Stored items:
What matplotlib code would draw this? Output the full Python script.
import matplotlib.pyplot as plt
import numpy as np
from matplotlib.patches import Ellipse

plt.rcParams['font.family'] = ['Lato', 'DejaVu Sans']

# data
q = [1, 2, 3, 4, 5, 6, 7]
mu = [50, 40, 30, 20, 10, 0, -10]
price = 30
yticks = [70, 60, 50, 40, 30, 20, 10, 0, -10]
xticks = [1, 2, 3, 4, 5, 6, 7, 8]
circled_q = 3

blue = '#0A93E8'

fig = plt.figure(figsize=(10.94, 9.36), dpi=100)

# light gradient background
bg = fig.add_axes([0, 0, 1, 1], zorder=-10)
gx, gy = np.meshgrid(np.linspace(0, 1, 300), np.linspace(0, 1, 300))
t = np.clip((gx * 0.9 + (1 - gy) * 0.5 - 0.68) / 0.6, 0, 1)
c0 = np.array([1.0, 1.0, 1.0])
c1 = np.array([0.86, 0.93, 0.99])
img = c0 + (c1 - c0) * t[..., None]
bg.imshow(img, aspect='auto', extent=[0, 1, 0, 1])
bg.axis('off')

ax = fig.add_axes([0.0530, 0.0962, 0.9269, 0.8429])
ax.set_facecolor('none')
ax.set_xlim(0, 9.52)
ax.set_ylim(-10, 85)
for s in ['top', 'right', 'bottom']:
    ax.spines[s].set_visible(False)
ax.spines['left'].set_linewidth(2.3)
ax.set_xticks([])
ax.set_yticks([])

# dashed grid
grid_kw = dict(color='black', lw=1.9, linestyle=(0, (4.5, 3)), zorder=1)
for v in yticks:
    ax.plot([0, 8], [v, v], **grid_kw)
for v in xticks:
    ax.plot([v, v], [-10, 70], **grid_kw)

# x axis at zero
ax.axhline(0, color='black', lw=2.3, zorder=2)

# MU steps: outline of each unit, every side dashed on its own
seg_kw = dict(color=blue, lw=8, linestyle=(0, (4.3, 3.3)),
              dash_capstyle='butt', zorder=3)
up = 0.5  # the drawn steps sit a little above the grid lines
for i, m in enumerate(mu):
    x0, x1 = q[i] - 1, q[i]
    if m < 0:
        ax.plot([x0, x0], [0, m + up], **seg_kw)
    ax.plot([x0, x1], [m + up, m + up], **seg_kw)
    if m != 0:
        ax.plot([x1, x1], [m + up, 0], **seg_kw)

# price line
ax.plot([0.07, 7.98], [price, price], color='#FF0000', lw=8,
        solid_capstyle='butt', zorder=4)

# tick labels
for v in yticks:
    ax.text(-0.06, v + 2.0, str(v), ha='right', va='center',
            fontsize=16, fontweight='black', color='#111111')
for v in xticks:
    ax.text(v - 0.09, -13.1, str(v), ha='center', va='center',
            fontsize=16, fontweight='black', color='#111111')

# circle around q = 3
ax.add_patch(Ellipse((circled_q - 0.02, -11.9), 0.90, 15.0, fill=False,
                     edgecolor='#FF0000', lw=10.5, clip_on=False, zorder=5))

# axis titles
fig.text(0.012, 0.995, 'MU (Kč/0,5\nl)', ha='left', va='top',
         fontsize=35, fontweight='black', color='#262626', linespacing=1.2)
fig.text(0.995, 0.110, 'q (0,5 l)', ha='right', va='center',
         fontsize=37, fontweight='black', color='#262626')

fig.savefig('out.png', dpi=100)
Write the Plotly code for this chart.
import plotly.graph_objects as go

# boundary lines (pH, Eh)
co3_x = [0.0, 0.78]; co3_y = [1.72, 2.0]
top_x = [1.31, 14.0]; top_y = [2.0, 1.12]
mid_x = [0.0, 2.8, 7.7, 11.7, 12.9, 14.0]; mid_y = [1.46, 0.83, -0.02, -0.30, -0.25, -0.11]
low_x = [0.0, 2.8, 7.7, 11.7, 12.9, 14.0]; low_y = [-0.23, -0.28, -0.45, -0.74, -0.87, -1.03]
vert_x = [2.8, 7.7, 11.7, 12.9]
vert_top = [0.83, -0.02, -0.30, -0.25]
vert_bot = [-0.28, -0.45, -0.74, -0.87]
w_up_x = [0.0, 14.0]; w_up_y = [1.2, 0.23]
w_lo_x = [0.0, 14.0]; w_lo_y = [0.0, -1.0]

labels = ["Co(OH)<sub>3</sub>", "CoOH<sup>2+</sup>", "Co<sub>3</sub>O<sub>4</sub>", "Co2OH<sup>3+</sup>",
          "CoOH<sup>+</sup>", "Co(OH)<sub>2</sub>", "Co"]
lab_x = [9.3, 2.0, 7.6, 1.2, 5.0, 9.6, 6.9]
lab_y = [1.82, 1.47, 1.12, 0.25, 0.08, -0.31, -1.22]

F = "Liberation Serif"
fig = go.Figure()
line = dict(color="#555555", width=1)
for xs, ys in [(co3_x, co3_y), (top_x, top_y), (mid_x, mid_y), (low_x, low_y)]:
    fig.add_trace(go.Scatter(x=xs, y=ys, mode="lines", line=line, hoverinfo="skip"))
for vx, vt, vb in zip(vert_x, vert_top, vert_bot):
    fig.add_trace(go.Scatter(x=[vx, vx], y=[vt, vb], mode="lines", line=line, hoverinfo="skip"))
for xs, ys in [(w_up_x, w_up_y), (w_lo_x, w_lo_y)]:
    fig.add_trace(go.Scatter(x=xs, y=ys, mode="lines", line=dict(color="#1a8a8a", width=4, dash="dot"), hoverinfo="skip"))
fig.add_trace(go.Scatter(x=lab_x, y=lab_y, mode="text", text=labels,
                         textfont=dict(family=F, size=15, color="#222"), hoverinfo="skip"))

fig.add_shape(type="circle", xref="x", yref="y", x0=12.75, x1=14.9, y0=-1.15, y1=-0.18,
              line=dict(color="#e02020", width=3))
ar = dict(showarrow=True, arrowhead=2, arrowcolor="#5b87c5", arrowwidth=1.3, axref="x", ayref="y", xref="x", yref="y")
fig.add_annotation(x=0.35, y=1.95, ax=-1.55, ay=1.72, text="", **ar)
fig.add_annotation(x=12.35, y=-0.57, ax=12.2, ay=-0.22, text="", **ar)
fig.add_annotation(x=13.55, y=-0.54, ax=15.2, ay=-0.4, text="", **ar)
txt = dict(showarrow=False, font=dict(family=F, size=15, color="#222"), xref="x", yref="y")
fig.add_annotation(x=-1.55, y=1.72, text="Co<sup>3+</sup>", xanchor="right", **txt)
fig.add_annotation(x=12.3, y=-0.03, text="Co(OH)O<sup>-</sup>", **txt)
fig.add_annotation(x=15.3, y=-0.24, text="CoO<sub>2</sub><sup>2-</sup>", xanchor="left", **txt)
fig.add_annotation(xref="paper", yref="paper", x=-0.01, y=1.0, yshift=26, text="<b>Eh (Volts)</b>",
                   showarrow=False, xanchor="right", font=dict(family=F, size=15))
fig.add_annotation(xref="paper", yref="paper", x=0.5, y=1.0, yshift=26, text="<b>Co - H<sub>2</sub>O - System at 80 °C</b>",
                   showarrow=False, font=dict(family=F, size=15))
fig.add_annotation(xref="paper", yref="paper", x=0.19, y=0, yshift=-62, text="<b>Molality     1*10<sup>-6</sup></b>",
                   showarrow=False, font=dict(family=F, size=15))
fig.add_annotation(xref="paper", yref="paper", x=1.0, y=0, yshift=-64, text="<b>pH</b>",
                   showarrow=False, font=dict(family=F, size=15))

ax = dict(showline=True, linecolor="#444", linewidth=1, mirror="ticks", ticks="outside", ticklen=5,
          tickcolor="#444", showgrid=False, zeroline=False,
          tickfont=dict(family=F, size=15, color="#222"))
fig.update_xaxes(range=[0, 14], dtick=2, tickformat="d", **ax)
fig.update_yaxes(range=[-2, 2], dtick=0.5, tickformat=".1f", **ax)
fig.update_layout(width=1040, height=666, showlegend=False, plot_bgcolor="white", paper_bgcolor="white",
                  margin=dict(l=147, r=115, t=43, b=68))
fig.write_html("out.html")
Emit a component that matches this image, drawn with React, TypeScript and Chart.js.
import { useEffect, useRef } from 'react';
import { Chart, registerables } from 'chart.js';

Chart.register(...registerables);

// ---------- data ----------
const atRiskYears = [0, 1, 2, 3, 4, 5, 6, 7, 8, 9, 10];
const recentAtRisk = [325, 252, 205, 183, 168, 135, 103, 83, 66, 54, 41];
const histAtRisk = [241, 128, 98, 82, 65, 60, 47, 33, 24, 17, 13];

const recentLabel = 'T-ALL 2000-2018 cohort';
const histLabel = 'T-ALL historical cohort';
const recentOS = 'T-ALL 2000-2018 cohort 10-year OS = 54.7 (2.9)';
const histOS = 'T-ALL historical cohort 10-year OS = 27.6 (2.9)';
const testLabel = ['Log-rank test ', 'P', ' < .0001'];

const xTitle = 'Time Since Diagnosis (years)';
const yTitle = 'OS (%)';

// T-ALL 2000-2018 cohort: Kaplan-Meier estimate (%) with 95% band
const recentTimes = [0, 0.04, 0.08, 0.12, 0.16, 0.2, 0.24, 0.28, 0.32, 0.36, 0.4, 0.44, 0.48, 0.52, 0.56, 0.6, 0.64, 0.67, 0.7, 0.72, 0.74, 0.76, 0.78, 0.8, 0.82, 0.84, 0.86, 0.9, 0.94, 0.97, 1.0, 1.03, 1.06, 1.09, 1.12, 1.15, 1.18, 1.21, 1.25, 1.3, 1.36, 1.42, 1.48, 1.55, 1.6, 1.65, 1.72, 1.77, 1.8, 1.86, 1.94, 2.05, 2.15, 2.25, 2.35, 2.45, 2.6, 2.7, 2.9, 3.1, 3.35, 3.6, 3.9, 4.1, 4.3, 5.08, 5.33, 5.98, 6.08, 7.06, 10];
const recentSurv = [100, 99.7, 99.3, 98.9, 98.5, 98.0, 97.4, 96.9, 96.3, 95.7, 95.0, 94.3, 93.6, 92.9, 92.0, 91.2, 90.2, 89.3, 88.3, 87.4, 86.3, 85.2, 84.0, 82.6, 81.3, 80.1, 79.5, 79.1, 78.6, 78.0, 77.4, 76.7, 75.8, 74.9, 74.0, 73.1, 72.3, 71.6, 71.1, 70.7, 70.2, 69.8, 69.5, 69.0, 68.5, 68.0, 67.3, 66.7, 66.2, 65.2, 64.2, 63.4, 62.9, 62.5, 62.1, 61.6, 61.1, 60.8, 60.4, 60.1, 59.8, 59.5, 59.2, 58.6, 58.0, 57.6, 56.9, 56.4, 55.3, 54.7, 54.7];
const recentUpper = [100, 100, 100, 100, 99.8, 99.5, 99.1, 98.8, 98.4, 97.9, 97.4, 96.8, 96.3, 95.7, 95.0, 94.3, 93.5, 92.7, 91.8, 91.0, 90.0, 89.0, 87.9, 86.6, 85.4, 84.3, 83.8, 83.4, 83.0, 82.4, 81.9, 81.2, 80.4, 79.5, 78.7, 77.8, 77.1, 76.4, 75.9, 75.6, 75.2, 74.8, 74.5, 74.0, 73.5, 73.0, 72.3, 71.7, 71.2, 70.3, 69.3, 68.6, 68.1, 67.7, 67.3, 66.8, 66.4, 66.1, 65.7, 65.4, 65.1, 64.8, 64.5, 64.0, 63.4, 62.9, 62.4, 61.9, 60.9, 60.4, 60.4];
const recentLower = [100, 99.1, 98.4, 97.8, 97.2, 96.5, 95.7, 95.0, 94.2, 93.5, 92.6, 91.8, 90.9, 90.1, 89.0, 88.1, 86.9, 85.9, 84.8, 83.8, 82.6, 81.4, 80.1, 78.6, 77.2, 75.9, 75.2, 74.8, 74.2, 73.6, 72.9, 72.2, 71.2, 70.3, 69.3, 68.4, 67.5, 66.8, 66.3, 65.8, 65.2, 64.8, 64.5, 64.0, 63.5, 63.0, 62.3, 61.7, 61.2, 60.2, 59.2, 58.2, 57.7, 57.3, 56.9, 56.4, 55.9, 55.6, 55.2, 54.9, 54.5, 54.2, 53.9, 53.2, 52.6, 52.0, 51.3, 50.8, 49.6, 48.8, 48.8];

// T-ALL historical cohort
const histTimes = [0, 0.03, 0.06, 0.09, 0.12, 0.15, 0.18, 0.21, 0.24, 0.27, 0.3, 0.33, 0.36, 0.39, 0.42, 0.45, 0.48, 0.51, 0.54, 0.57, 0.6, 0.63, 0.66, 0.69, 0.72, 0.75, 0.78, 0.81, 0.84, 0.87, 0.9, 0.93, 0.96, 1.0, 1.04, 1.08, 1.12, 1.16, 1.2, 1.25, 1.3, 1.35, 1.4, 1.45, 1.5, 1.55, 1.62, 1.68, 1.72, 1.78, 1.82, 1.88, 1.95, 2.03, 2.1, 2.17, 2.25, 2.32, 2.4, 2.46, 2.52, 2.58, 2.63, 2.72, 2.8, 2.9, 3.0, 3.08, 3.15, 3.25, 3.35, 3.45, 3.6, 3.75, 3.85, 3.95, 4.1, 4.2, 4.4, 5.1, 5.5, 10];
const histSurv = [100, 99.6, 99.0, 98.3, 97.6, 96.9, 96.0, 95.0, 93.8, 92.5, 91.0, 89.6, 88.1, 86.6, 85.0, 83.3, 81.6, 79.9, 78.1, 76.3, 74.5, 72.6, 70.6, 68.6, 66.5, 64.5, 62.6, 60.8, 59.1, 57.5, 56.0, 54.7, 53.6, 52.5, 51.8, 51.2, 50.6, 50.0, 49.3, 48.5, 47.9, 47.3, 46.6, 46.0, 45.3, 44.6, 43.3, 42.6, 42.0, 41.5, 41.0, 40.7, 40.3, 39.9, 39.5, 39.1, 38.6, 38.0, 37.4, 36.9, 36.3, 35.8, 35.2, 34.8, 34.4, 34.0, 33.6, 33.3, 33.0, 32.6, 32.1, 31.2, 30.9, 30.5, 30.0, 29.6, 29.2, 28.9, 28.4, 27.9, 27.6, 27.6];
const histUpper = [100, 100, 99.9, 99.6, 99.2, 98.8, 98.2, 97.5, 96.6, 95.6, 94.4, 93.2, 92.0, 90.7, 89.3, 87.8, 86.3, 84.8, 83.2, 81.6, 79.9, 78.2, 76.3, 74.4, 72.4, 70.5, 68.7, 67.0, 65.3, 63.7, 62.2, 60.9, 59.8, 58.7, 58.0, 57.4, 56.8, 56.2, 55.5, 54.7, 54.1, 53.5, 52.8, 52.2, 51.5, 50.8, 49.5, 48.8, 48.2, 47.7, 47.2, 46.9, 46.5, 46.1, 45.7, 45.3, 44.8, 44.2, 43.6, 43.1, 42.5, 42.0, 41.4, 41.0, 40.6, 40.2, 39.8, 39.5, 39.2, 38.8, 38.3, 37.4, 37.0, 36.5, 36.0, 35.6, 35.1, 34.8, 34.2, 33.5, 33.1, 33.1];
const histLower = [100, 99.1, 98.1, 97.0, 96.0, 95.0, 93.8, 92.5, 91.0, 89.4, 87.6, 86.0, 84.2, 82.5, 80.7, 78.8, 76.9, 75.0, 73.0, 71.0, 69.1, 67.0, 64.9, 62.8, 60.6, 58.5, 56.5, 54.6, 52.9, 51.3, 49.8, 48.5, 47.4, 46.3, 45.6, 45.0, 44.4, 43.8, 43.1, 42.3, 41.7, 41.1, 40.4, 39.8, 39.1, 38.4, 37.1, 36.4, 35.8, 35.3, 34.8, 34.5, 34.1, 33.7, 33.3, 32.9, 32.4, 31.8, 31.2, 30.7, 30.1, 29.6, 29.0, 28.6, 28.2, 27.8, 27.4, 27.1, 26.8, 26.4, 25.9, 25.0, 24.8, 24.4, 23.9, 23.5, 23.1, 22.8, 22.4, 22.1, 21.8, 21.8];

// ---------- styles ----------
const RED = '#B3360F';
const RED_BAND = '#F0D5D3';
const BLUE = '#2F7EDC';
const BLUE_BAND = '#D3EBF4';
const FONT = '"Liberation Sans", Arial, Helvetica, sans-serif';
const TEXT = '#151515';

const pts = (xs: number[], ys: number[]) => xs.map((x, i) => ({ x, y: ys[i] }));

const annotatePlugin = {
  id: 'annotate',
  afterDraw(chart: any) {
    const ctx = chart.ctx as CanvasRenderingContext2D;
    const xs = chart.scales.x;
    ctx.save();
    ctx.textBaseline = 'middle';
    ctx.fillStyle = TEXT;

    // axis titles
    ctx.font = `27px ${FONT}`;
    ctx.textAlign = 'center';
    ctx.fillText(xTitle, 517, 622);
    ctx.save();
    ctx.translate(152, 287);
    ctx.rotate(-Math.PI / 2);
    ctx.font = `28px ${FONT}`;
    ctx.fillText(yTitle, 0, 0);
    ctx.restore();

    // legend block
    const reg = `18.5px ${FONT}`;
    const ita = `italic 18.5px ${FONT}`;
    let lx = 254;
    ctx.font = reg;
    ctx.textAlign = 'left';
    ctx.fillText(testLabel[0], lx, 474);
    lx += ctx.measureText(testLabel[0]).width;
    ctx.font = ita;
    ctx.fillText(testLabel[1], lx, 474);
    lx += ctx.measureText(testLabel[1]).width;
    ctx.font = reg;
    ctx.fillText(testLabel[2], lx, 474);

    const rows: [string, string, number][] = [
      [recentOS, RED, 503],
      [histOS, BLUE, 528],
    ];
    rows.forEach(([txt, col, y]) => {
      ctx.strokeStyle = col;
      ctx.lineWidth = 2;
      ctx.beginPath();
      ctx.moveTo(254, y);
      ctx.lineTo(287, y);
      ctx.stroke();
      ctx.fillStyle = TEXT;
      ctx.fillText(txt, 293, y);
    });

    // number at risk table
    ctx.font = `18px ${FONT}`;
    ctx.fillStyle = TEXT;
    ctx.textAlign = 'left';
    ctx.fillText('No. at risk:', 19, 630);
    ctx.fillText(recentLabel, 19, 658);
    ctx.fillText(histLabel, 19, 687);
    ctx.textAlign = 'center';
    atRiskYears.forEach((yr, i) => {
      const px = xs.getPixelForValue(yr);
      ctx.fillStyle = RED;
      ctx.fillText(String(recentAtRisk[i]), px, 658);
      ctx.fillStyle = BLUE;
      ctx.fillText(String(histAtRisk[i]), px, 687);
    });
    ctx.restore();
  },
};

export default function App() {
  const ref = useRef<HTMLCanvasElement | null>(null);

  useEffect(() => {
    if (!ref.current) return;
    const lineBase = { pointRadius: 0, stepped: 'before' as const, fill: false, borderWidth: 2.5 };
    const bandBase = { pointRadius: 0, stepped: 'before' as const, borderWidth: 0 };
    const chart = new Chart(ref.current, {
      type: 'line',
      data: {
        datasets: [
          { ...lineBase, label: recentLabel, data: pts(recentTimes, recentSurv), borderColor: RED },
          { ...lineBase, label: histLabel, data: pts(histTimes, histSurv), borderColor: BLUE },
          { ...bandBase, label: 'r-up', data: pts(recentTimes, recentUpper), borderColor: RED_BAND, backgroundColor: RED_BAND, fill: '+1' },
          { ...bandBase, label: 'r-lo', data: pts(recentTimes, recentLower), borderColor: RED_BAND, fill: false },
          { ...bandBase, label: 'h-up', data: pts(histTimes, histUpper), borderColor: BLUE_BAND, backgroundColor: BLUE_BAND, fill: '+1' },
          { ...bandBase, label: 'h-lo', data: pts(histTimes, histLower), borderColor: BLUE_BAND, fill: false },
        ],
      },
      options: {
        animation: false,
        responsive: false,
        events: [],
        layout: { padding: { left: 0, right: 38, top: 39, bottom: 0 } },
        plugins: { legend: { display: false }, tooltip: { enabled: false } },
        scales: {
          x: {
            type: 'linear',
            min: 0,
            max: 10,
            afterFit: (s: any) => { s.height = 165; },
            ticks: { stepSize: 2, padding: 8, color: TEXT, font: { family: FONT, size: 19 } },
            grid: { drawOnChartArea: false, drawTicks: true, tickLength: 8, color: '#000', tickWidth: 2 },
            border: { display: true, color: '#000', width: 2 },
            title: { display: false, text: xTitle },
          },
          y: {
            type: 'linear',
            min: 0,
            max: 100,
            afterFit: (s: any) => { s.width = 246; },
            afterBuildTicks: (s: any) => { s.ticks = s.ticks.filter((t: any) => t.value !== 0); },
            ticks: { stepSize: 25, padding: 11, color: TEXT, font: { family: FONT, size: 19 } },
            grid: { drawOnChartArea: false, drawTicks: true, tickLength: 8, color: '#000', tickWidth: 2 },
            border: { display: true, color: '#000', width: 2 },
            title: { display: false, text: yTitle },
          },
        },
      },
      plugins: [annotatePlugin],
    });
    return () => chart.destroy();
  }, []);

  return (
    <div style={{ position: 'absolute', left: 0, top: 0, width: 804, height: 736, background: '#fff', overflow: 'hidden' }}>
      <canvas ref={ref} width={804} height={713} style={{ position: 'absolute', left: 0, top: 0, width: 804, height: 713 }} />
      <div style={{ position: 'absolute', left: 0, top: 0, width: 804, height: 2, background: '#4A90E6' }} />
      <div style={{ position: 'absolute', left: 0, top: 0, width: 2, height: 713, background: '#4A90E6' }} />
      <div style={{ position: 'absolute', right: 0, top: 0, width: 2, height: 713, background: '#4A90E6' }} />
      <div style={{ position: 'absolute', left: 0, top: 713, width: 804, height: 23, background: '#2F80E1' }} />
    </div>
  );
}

> **Direction**
Which lines above contain "this"? Show each of them.

> **Result below**
What matplotlib code would draw this? Output the full Python script.
Write the Plotly code for this chart.
Emit a component that matches this image, drawn with React, TypeScript and Chart.js.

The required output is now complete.